Question

If $$f(x)=4x^{4}-6x^{3}+2x+4$$ and $$g(x)=5x^{3}-7x^{2}-3x+7$$ , what is
$$(f-g)(x)$$ ?
$$4x^{4}-x^{3}+7x^{2}+5x+11$$
$$-x^{4}+x^{3}+5x^{2}-3$$
$$9x^{4}+x^{3}+5x+11$$
$$4x^{4}-11x^{3}+7x^{2}+5x-3$$

Answer

**step1** Understanding the Problem

We are given two polynomial functions, $$f(x)$$ and $$g(x)$$.
$$f(x)=4x^{4}-6x^{3}+2x+4$$
$$g(x)=5x^{3}-7x^{2}-3x+7$$
We need to find the expression for $$(f-g)(x)$$, which means we need to subtract the polynomial $$g(x)$$ from the polynomial $$f(x)$$.

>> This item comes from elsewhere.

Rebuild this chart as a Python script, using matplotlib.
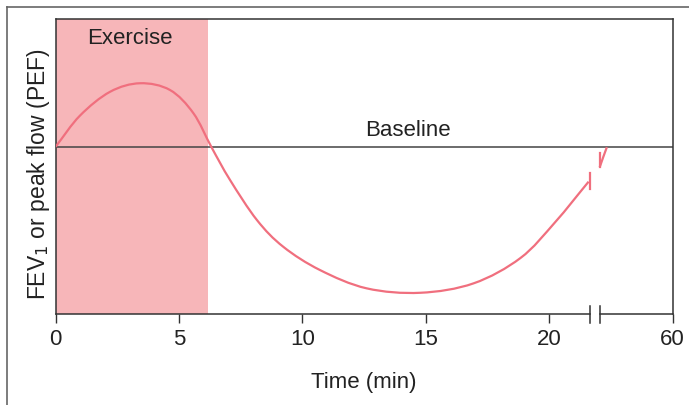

**step2** Setting up the Subtraction

To find $$(f-g)(x)$$, we write the expression as:
$$(f-g)(x) = f(x) - g(x)$$
Substitute the given expressions for $$f(x)$$ and $$g(x)$$:
$$(f-g)(x) = (4x^{4}-6x^{3}+2x+4) - (5x^{3}-7x^{2}-3x+7)$$

**step3** Distributing the Negative Sign

When subtracting a polynomial, we distribute the negative sign to every term inside the parentheses of the subtracted polynomial.
$$ (f-g)(x) = 4x^{4}-6x^{3}+2x+4 - 5x^{3} + 7x^{2} + 3x - 7 $$

**step4** Grouping Like Terms

Now, we group terms that have the same power of x.
Terms with $$x^4$$: $$4x^{4}$$
Terms with $$x^3$$: $$-6x^{3}$$ and $$-5x^{3}$$
Terms with $$x^2$$: $$+7x^{2}$$
Terms with $$x$$: $$+2x$$ and $$+3x$$
Constant terms: $$+4$$ and $$-7$$

**step5** Combining Like Terms

Combine the coefficients of the grouped terms:
For $$x^4$$: $$4x^{4}$$ (There is only one term with $$x^4$$)
For $$x^3$$: $$-6x^{3} - 5x^{3} = (-6-5)x^{3} = -11x^{3}$$
For $$x^2$$: $$+7x^{2}$$ (There is only one term with $$x^2$$)
For $$x$$: $$+2x + 3x = (2+3)x = +5x$$
For constant terms: $$+4 - 7 = -3$$

**step6** Writing the Final Expression

Combine all the simplified terms to get the final expression for $$(f-g)(x)$$:
$$(f-g)(x) = 4x^{4} - 11x^{3} + 7x^{2} + 5x - 3$$

**step7** Comparing with Options

We compare our result with the given options:
$$4x^{4}-x^{3}+7x^{2}+5x+11$$ (Incorrect)
$$-x^{4}+x^{3}+5x^{2}-3$$ (Incorrect)
$$9x^{4}+x^{3}+5x+11$$ (Incorrect)
$$4x^{4}-11x^{3}+7x^{2}+5x-3$$ (Correct)
The calculated expression matches the fourth option.